Half the commenters laud him as the next great saxophonist, half of them write him off for quoting these other players at length or because jazz is stupid or some other nebulous thing.

But if we look at this for what it is- a video of some dude in college who’s on the way to being a well respected player in his musical community, good enough to get fairly coveted teaching positions, help out a lot of students, travel the world, and, most important, make some pretty damn tasty music in the process (Casually Introducing Walter Smith III  is a record I can still return to and enjoy, and I yearn to hear the few moments in which musicians of his generation played this way), then there’s a lot we can learn. 


1. There’s no shame in imitation.

At least not as a means of finding your own voice. Walter was, relatively speaking, really damn young when this video was made, and he was in jazz school. It makes completely perfect sense that he’d be deep, deep in the study of other saxophonists throughout history, and that his playing would reflect his attempts to appropriate and absorb their language for his own use.

2. Because imitation is a basis for innovation.

Listen to that Stablemates solo again, carefully, and you can hear traces of where Walter came from- the vocabulary he once played verbatim has transformed, been cut up and sewn back together with a hundred other little concepts and ideas he’s picked up and become an original and compelling way of playing in a jazz context.

3. Don’t worry about judgment- enjoy the process of learning music and leave the traces for other people to freak out about, for better or worse.

The comments section has your usual mix of people being pretentious, vaguely racist, laudatory, self-righteous, hyper-critical, and occasionally informative. I guarantee you Walter does not, and likely never did, give a single damn about what these people have to say. But hell, if the top comment is right, Jason Moran actually saw this video, emailed Walter, and gave him some useful advice about creativity. Putting yourself out there for peoples’ judgment doesn’t always generate an endless stream of drivel- it also gives friends and teachers an opportunity to connect with you and offer genuine praise or insight into your playing. Post the video, go to the jam session, and keep your mind cautiously open.

Walter’s Words

I met Walter once, right before I went to Berklee. He played in Ambrose Akinmusire’s quintet, at a venue in Santa Cruz. They put on a great show, and played beautifully, and then the green room was pretty much right next to where the audience sat (tiny place) so I could easily go introduce myself. I walked in and stood there for a bit listening to Ambrose, Walter, and the other guys BSing. I was in high school jazz nerd heaven.

Then I introduced myself to Walter, told him I was a saxophonist going to Berklee, and asked him what I should do to get ready.

What follows is not an exact quote- this was eight years ago.

But what he told me amounted to, “Get a notebook, listen to some bop players you like, like Sonny Stitt, Sonny Rollins, Miles, whoever, and grab a couple dozen licks you like.

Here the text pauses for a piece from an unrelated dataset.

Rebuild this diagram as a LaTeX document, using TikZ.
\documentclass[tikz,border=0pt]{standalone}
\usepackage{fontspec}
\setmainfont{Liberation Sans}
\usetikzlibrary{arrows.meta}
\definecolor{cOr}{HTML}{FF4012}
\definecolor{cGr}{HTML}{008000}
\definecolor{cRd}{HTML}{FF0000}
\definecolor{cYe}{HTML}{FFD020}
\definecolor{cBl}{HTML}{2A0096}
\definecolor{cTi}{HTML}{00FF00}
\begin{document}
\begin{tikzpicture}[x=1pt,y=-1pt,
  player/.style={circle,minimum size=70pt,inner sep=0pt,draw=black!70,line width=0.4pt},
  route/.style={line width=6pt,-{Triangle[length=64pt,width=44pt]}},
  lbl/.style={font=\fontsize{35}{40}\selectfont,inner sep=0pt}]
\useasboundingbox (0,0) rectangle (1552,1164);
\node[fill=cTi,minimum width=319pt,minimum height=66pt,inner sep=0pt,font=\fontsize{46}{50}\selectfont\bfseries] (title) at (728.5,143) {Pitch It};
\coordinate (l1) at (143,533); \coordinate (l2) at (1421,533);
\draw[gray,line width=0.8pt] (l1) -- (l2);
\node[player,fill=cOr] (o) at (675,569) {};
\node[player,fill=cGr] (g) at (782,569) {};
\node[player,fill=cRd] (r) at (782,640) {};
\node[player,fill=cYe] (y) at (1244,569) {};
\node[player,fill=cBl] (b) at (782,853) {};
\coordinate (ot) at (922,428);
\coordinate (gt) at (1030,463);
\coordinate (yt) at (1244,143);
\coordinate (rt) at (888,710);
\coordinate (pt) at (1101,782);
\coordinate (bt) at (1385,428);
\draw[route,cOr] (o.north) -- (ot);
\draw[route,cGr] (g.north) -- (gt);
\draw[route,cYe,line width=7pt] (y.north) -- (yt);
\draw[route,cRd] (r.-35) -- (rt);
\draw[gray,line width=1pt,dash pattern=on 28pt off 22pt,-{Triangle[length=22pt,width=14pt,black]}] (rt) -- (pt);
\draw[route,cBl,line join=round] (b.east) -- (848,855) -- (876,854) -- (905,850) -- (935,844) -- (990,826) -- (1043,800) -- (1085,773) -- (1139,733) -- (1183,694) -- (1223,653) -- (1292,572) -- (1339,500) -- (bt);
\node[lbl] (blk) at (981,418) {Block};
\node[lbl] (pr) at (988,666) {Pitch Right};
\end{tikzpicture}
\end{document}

Practice that sh*t in all 12 keys, over different tunes, etc, until you know it cold and can just spit a whole solo of those licks without even thinking about it, and you understand how to play changes, because people in school are gonna want to hear you do that. If you can do that, then you can do anything else and it’ll be legitimate, you’ll have a foundation to build off of. I didn’t do this until I got to Berklee, but the instant I got there and heard the way some of those other kids were playing, I realized I had to get this together.”

A separate, story from Dayna Stephens: “When I got to Berklee, I went to Wally’s and heard the other kids, I heard Walter, who’d just gotten there too, and I wasn’t that impressed. Then Walter came to Wally’s about 3 months later and played, and I was very impressed.”

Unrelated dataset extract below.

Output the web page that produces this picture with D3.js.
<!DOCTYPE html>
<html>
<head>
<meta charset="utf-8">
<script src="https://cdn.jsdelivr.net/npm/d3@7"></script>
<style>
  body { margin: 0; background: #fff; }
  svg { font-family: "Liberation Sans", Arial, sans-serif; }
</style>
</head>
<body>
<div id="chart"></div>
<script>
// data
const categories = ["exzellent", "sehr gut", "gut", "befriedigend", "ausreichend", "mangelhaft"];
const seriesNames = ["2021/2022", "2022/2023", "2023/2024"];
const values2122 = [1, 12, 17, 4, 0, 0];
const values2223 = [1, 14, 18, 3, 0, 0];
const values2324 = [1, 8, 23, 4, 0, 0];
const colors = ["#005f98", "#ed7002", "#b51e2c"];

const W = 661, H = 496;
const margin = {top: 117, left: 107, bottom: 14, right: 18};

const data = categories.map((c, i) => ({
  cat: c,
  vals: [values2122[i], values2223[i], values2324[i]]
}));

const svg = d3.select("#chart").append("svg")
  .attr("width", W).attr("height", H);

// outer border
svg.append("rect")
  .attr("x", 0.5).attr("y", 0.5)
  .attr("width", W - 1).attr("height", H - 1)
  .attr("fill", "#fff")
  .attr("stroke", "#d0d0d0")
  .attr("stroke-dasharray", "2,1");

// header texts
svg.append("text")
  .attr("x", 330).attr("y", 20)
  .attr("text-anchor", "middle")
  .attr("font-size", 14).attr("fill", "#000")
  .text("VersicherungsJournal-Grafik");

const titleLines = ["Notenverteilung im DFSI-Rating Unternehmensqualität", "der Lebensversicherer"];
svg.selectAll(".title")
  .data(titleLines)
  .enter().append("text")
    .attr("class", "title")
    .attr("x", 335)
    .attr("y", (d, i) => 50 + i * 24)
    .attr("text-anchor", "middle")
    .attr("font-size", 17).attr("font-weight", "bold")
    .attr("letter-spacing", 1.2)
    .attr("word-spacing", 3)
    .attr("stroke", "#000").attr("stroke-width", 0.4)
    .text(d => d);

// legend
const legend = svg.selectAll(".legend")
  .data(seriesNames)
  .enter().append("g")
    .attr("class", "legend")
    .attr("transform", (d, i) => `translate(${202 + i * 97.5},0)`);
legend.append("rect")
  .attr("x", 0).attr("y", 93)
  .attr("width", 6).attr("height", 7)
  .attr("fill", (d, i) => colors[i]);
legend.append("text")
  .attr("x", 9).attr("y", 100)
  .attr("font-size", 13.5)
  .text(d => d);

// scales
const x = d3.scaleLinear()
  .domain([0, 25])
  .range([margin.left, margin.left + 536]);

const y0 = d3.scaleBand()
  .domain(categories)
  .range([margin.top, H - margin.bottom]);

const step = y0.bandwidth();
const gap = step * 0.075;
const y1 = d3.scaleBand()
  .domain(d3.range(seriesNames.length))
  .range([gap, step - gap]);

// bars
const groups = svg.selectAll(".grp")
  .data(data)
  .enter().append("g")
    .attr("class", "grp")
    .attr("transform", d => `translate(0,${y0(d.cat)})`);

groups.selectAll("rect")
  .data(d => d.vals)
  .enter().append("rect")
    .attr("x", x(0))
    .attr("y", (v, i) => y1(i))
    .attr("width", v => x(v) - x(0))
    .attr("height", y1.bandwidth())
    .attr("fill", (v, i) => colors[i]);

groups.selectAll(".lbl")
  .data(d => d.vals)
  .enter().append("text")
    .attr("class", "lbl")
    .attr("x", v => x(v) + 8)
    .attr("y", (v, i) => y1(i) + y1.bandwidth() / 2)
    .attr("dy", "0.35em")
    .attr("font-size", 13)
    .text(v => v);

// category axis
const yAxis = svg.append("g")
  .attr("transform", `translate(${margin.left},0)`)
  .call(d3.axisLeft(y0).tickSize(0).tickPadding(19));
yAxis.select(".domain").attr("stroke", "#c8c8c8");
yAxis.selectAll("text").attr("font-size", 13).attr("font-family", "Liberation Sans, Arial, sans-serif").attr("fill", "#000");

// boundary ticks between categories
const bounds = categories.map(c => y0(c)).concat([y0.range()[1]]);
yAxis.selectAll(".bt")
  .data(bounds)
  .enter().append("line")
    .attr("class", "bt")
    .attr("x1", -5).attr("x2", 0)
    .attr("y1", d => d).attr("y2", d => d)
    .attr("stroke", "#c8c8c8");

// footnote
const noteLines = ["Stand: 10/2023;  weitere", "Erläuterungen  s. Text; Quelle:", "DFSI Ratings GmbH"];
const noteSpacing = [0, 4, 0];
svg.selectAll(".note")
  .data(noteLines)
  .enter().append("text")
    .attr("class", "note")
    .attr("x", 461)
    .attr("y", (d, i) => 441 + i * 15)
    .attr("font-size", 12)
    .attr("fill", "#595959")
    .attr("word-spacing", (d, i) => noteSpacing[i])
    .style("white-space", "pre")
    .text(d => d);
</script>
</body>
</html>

I’m just guessing, but I’d be willing to bet the difference was in the language that Walter had picked up and was using. In jazz, licks are a kind of social cue, a hat tip that lets other players know you’re “in” at a certain level. Demonstrating knowledge of that vocabulary inspires confidence in other players and can engender freedom of expression.

What now?

If you’re a jazz student, I hope you’ve got Amazon open right now and are ordering a staff paper notebook to start your own little lick collection, and if you’re already somewhere in this process I hope you’re thinking of more creative and interesting ways to work with the vocabulary you have, stretching it, twisting it and making it your own. If you’re a musician working in other styles, the same still applies- EDM producers have to learn how to make fat snares and wobbly basses, classical players have to learn repertoire and learn how to phrase that repertoire in a certain way (which you might do by imitating recordings of various players or your teacher, or imitating imaginary gestures), songwriters need to know melodic and lyrical clichés as much to avoid them as to use them in an appropriate fashion.

If you’re on the newer side, start copying- anything you like the sound of, shamelessly rip it off. Get the tools and the creativity will come, I promise. If you’re an older hand, feeling stuck creatively, start messing around- what happens if you turn Bach upside down, what happens if you play Sonny Rollins backwards, what happens if you play the same lick but a beat later?